1) “Qualifying child” means a child of any age who is:
(A) a natural child of both spouses of a qualifying married couple born after the date on which the qualifying married couple married;
(B) an adopted child of both spouses of a qualifying married couple adopted after the date on which the qualifying married couple married; or
(C) the adopted child of one spouse of a qualifying married couple adopted after the date on which the qualifying married couple married if the child is the natural or adopted child of the other spouse and that other spouse was a widow or widower before the date on which the qualifying married couple married.
(2) “Qualifying married couple” means a man and a woman who are legally married to each other, neither of whom have ever been divorced.

I like the fact that it encourages adoption. I suspect the “never married” part is to prevent people from running the same type of scam that used to take place with federal income taxes, where couples would get divorced in December and remarry after January 1 to avoid the “marriage penalty.” Still, in a country where allegedly half of all marriages end in divorce (there are a lot of reasons why this is probably a bogus number, but that is a different story), it has raised some ire.

The biggest cause of panty-wadding is the definition of a “qualifying marriage.” When we’ve reached the point where a Supreme Court justice is afraid to define “woman,” we need some moral clarity like Slaton’s description to bring us back to sanity.
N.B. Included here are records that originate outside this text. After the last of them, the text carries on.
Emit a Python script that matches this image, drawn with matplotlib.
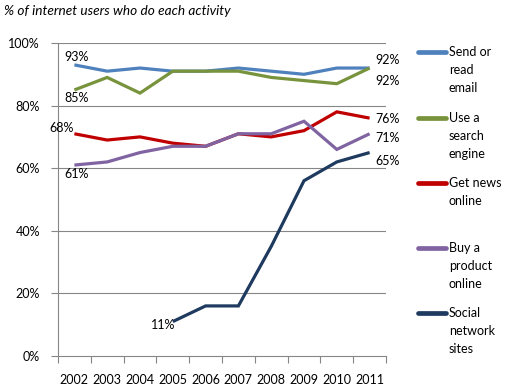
import matplotlib
matplotlib.use("Agg")
import matplotlib.pyplot as plt
from matplotlib.lines import Line2D
import numpy as np

years = ["2002", "2003", "2004", "2005", "2006", "2007", "2008", "2009", "2010", "2011"]
email = [93, 91, 92, 91, 91, 92, 91, 90, 92, 92]
search = [85, 89, 84, 91, 91, 91, 89, 88, 87, 92]
news = [71, 69, 70, 68, 67, 71, 70, 72, 78, 76]
buy = [61, 62, 65, 67, 67, 71, 71, 75, 66, 71]
social = [None, None, None, 11, 16, 16, 35, 56, 62, 65]

series_names = ["Send or\nread\nemail", "Use a\nsearch\nengine", "Get news\nonline",
                "Buy a\nproduct\nonline", "Social\nnetwork\nsites"]
colors = ["#4F81BD", "#77933C", "#C00000", "#8064A2", "#1F3A5F"]

yticks = [0, 20, 40, 60, 80, 100]
ytick_labels = ["0%", "20%", "40%", "60%", "80%", "100%"]
title = "% of internet users who do each activity"

# data labels: (series index, year index, text, dx px, dy px, ha)
labels = [
    (0, 0, "93%", 2, 8, "center"),
    (1, 0, "85%", 2, -8, "center"),
    (2, 0, "68%", -13, 6, "center"),
    (3, 0, "61%", 2, -9, "center"),
    (0, 9, "92%", 6, 8, "left"),
    (1, 9, "92%", 6, -13, "left"),
    (2, 9, "76%", 6, -1, "left"),
    (3, 9, "71%", 6, -4, "left"),
    (4, 9, "65%", 6, -8, "left"),
    (4, 3, "11%", -10, -3, "center"),
]

plt.rcParams['font.family'] = ['Lato', 'DejaVu Sans']
FS = 9

fig = plt.figure(figsize=(5.10, 3.88), dpi=100)
ax = fig.add_axes([58/510, 32/388, (386-58)/510, (356-43)/388])

all_series = [email, search, news, buy, social]
x = np.arange(len(years))
for vals, c in zip(all_series, colors):
    y = np.array([np.nan if v is None else v for v in vals], dtype=float)
    ax.plot(x, y, color=c, lw=2.3, solid_capstyle='butt', solid_joinstyle='miter')

for si, yi, txt, dx, dy, ha in labels:
    ax.annotate(txt, (x[yi], all_series[si][yi]), xytext=(dx, dy), textcoords='offset pixels',
                ha=ha, va='center', fontsize=FS, color='black')

ax.set_xlim(-0.5, len(years) - 0.5)
ax.set_ylim(0, 100)
ax.set_yticks(yticks)
ax.set_yticklabels(ytick_labels, fontsize=FS)
ax.set_xticks(x)
ax.set_xticklabels(years, fontsize=FS)
ax.set_xticks(np.arange(-0.5, len(years)), minor=True)
ax.tick_params(axis='x', which='major', length=0, pad=13)
ax.tick_params(axis='x', which='minor', length=5, color='#868686', width=0.8)
ax.tick_params(axis='y', length=5, color='#868686', width=0.8, pad=8)
for yt in yticks[1:]:
    ax.axhline(yt, color='#868686', lw=0.8, zorder=0)
for s in ['top', 'right']:
    ax.spines[s].set_visible(False)
for s in ['left', 'bottom']:
    ax.spines[s].set_color('#868686')
    ax.spines[s].set_linewidth(0.8)

fig.text(4/510, 1 - 11/388, title, fontsize=9.8, style='italic', va='center', ha='left')

# legend
leg_y = [52, 118, 183, 248, 313]
for name, c, yy in zip(series_names, colors, leg_y):
    yf = 1 - yy/388
    fig.add_artist(Line2D([418/510, 446/510], [yf, yf], color=c, lw=3.4, solid_capstyle='round'))
    for k, line in enumerate(name.split("\n")):
        fig.text(449/510, 1 - (yy + 18*k)/388, line, fontsize=FS, va='center', ha='left')

fig.savefig("out.png", dpi=100)
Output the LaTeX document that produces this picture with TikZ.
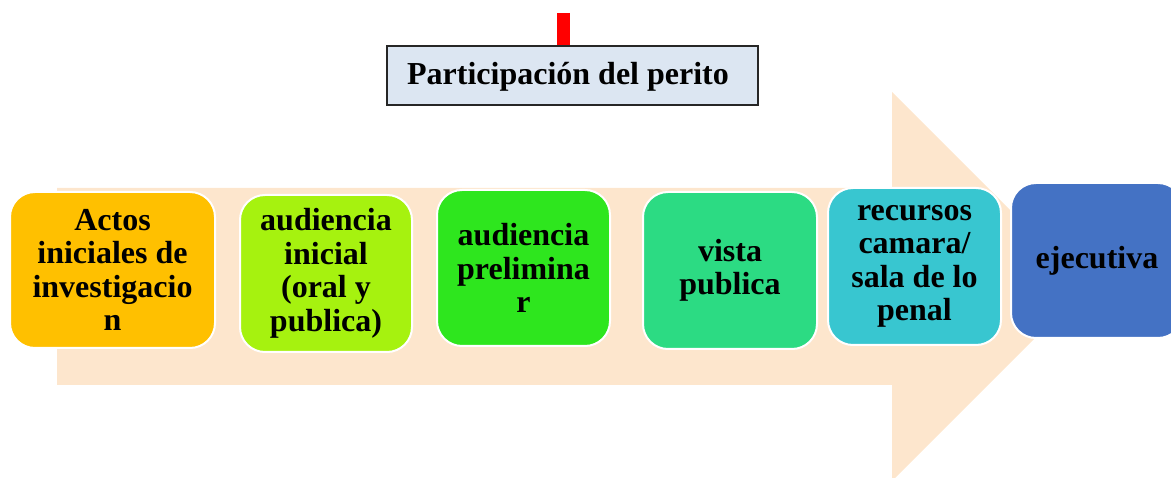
\documentclass[tikz,border=0pt]{standalone}
\usepackage{fontspec}
\setmainfont{Liberation Serif}
\definecolor{peach}{HTML}{FDE6CD}
\definecolor{titlefill}{HTML}{DCE6F2}
\definecolor{titleline}{HTML}{262626}
\definecolor{cA}{HTML}{FFC000}
\definecolor{cB}{HTML}{A6F20F}
\definecolor{cC}{HTML}{2EE61E}
\definecolor{cD}{HTML}{2CDB83}
\definecolor{cE}{HTML}{38C6D0}
\definecolor{cF}{HTML}{4472C4}
\tikzset{
  stagebox/.style={draw=white, line width=2pt, rounded corners=25pt, inner sep=0pt, align=center,
    font=\bfseries\fontsize{32}{33.5}\selectfont, text=black},
  titlebox/.style={draw=titleline, line width=1.5pt, fill=titlefill, inner sep=0pt,
    minimum width=371pt, minimum height=59pt},
  redlink/.style={draw=red, line width=13pt}
}
\begin{document}
\begin{tikzpicture}[x=1pt, y=-1pt]
\useasboundingbox (0,0) rectangle (1171,478);
\clip (0,0) rectangle (1171,478);
% big arrow
\fill[peach] (57,188) -- (892,188) -- (892,92) -- (1086.5,286.5) -- (892,481) -- (892,385) -- (57,385) -- cycle;
% title
\node[titlebox] (title) at (572.5,75.5) {};
\node[font=\bfseries\fontsize{32}{33.5}\selectfont] (titletext) at (568,77) {Participación del perito};
\coordinate (redtop) at (563,13);
\draw[redlink] (redtop) -- (redtop |- title.north);
% stages
\node[stagebox, fill=cA, minimum width=205pt, minimum height=156pt] (s1) at (112.5,270) {Actos\\iniciales de\\investigacio\\n};
\node[stagebox, fill=cB, minimum width=172pt, minimum height=157pt] (s2) at (326,273.5) {audiencia\\inicial\\(oral y\\publica)};
\node[stagebox, fill=cC, minimum width=173pt, minimum height=156pt] (s3) at (523.5,268) {audiencia\\prelimina\\r};
\node[stagebox, fill=cD, minimum width=174pt, minimum height=157pt] (s4) at (730,270.5) {vista\\publica};
\node[stagebox, fill=cE, minimum width=173pt, minimum height=157pt] (s5) at (914.5,266.5) {recursos\\camara/\\sala de lo\\penal};
\node[stagebox, fill=cF, minimum width=172pt, minimum height=155pt] (s6) at (1097,260.5) {ejecutiva};
\end{tikzpicture}
\end{document}
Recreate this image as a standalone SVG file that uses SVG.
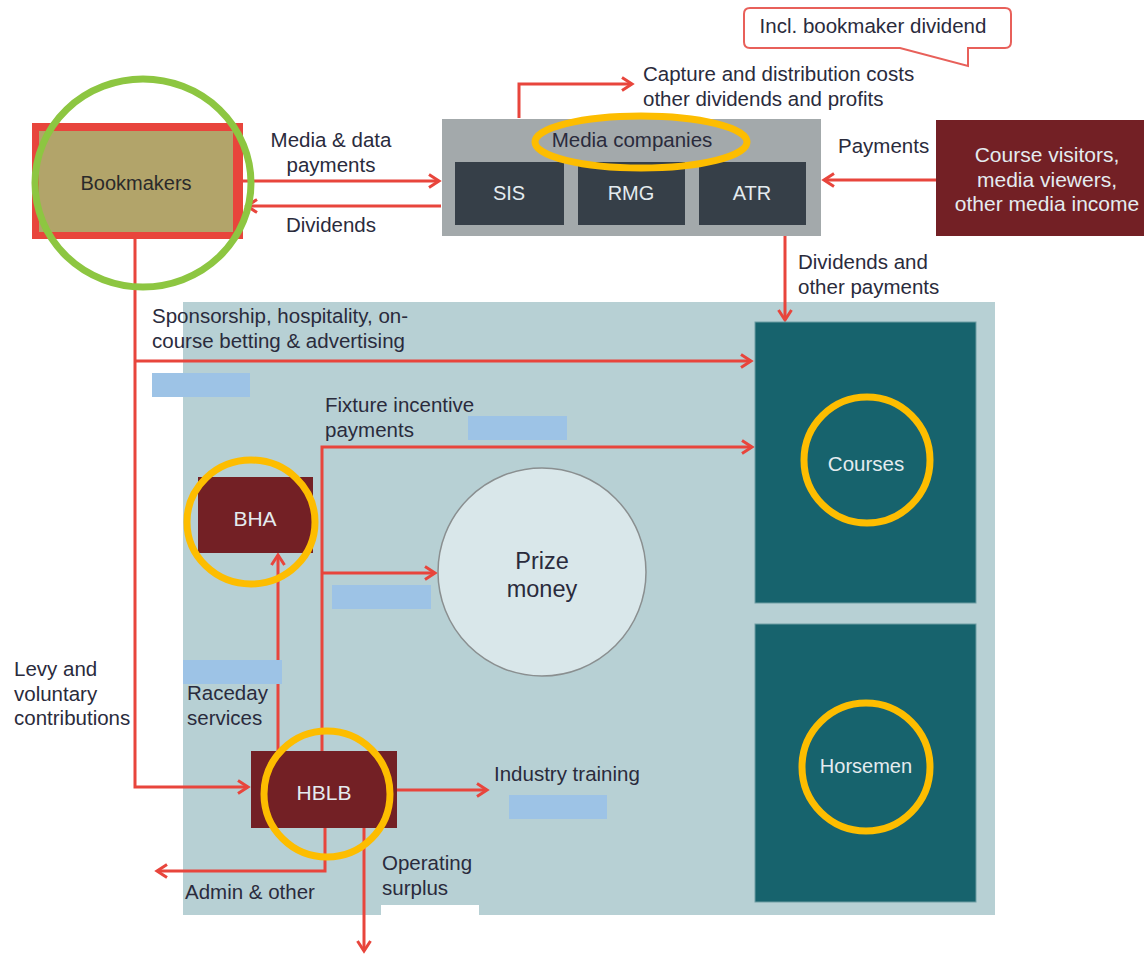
<svg xmlns="http://www.w3.org/2000/svg" width="1144" height="954" viewBox="0 0 1144 954">
<defs>
<marker id="arr" markerUnits="userSpaceOnUse" markerWidth="16" markerHeight="16" refX="12" refY="8" orient="auto">
<path d="M2,1.5 L12,8 L2,14.5" fill="none" stroke="#e8453c" stroke-width="3"/>
</marker>
<style>
.t{font-family:"Liberation Sans",Arial,sans-serif;font-size:20.5px;fill:#2a2b3c}
.w{font-family:"Liberation Sans",Arial,sans-serif;fill:#e4ebef}
.c{fill:none;stroke:#e8453c;stroke-width:3;marker-end:url(#arr)}
.ring{fill:none;stroke:#fdbd00;stroke-width:7}
.red{fill:#9dc3e6}
.dark{fill:#732025}
.teal{fill:#17636d;stroke:#6f9da3;stroke-width:1}
</style>
</defs>
<rect width="1144" height="954" fill="#ffffff"/>
<rect id="panel" x="183" y="302" width="812" height="613" fill="#b7d0d4"/>

<g id="callout">
<path d="M750,8 H1005 Q1011,8 1011,14 V42 Q1011,48 1005,48 H968 V66 L900,48 H750 Q744,48 744,42 V14 Q744,8 750,8 Z" fill="#ffffff" stroke="#e8605a" stroke-width="2"/>
<text class="t" x="873" y="33" text-anchor="middle">Incl. bookmaker dividend</text>
</g>

<g id="connectors">
<path class="c" d="M243,181 H439"/>
<path class="c" d="M441,206 H247"/>
<path class="c" d="M519,118 V84 H632"/>
<path class="c" d="M936,180 H824"/>
<path class="c" d="M785,236 V320"/>
<path class="c" d="M135,239 V787 H248"/>
<path class="c" d="M135,361 H751"/>
<path class="c" d="M322,751 V447 H752"/>
<path class="c" d="M322,573 H435"/>
<path class="c" d="M278,751 V555"/>
<path class="c" d="M397,790 H487"/>
<path class="c" d="M325,828 V871 H157"/>
<path class="c" d="M364,828 V951"/>
</g>

<g id="labels">
<text class="t" x="331" y="147" text-anchor="middle">Media &amp; data</text>
<text class="t" x="331" y="172" text-anchor="middle">payments</text>
<text class="t" x="331" y="232" text-anchor="middle">Dividends</text>
<text class="t" x="643" y="81">Capture and distribution costs</text>
<text class="t" x="643" y="106">other dividends and profits</text>
<text class="t" x="838" y="153">Payments</text>
<text class="t" x="798" y="269">Dividends and</text>
<text class="t" x="798" y="294">other payments</text>
<text class="t" x="152" y="323">Sponsorship, hospitality, on-</text>
<text class="t" x="152" y="348">course betting &amp; advertising</text>
<text class="t" x="325" y="412">Fixture incentive</text>
<text class="t" x="325" y="437">payments</text>
<text class="t" x="14" y="676">Levy and</text>
<text class="t" x="14" y="701">voluntary</text>
<text class="t" x="14" y="725">contributions</text>
<text class="t" x="187" y="700">Raceday</text>
<text class="t" x="187" y="725">services</text>
<text class="t" x="494" y="781">Industry training</text>
<text class="t" x="185" y="899">Admin &amp; other</text>
<text class="t" x="382" y="870">Operating</text>
<text class="t" x="382" y="895">surplus</text>
</g>

<g id="redactions">
<rect class="red" x="152" y="373" width="98" height="24"/>
<rect class="red" x="468" y="416" width="99" height="24"/>
<rect class="red" x="332" y="585" width="99" height="24"/>
<rect class="red" x="183" y="660" width="99" height="24"/>
<rect class="red" x="509" y="795" width="98" height="24"/>
<rect x="381" y="905" width="98" height="22" fill="#ffffff"/>
</g>

<g id="bookmakers">
<rect x="32" y="123" width="211" height="116" fill="#e8453c"/>
<rect x="39" y="131" width="194" height="101" fill="#b2a46a"/>
<text x="136" y="190" text-anchor="middle" font-family="Liberation Sans, Arial, sans-serif" font-size="20" fill="#2a2a2a">Bookmakers</text>
<ellipse cx="143" cy="183" rx="108" ry="104" fill="none" stroke="#8dc641" stroke-width="7"/>
</g>

<g id="media">
<rect x="442" y="119" width="379" height="117" fill="#a3a9ab"/>
<text x="632" y="147" text-anchor="middle" font-family="Liberation Sans, Arial, sans-serif" font-size="20.5" fill="#2a2b3c">Media  companies</text>
<rect x="455" y="162" width="109" height="63" fill="#363f48"/>
<rect x="578" y="162" width="107" height="63" fill="#363f48"/>
<rect x="699" y="162" width="107" height="63" fill="#363f48"/>
<text class="w" x="509" y="200" text-anchor="middle" font-size="20">SIS</text>
<text class="w" x="631" y="200" text-anchor="middle" font-size="20">RMG</text>
<text class="w" x="752" y="200" text-anchor="middle" font-size="20">ATR</text>
<ellipse class="ring" cx="641" cy="142" rx="106" ry="26"/>
</g>

<g id="visitors">
<rect class="dark" x="936" y="120" width="208" height="116"/>
<text class="w" x="1047" y="162" text-anchor="middle" font-size="21">Course visitors,</text>
<text class="w" x="1047" y="187" text-anchor="middle" font-size="21">media viewers,</text>
<text class="w" x="1047" y="211" text-anchor="middle" font-size="21">other media income</text>
</g>

<g id="courses">
<rect class="teal" x="755" y="322" width="221" height="281"/>
<text class="w" x="866" y="471" text-anchor="middle" font-size="20.5">Courses</text>
<circle class="ring" cx="867" cy="460" r="63"/>
</g>

<g id="horsemen">
<rect class="teal" x="755" y="624" width="221" height="278"/>
<text class="w" x="866" y="773" text-anchor="middle" font-size="20">Horsemen</text>
<circle class="ring" cx="866" cy="767" r="64"/>
</g>

<g id="bha">
<rect class="dark" x="198" y="477" width="115" height="76"/>
<text class="w" x="255" y="526" text-anchor="middle" font-size="21">BHA</text>
<ellipse class="ring" cx="251" cy="522" rx="64" ry="62"/>
</g>

<g id="prize">
<circle cx="542" cy="572" r="104" fill="#d9e7ea" stroke="#8a8f90" stroke-width="1.5"/>
<text x="542" y="569" text-anchor="middle" font-family="Liberation Sans, Arial, sans-serif" font-size="23.5" fill="#2a2b3c">Prize</text>
<text x="542" y="597" text-anchor="middle" font-family="Liberation Sans, Arial, sans-serif" font-size="23.5" fill="#2a2b3c">money</text>
</g>

<g id="hblb">
<rect class="dark" x="251" y="751" width="146" height="77"/>
<text class="w" x="324" y="800" text-anchor="middle" font-size="21">HBLB</text>
<circle class="ring" cx="327" cy="794" r="63"/>
</g>
</svg>
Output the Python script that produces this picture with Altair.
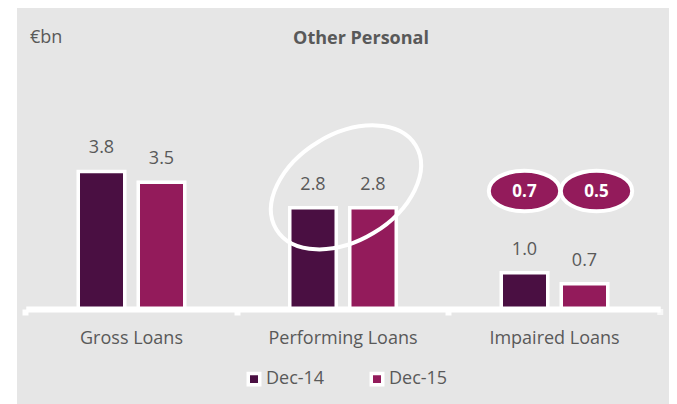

I’m sorry, but homosexual and transgender people will never be a “married couple,” as far as I’m concerned, no matter what the Supreme Court says. It seems to me that as long as we’re using tax codes to reward and punish behavior, limiting a property tax abatement to couples engaging in heterosexual behavior is justified; see the Reagan quote.

Slaton, apparently, has a history of proposing bills that never go anywhere, and, as of this writing, there are no co-sponsors for the bill. Of course, I’m not a lawyer, so I won’t even guess how this would play out in court. But, as we’ve moved past equal opportunity to a racial and sexual spoils system where it is legal to discriminate against disfavored classes, it is evident that the whole “equal protection under the law” thing is no longer operative.

Even if this bill’s purpose is only to make a statement, I applaud Representative Slaton’s effort. We need to talk about rewarding marriage and childbearing and disfavoring divorce and bizarre sexual appetites.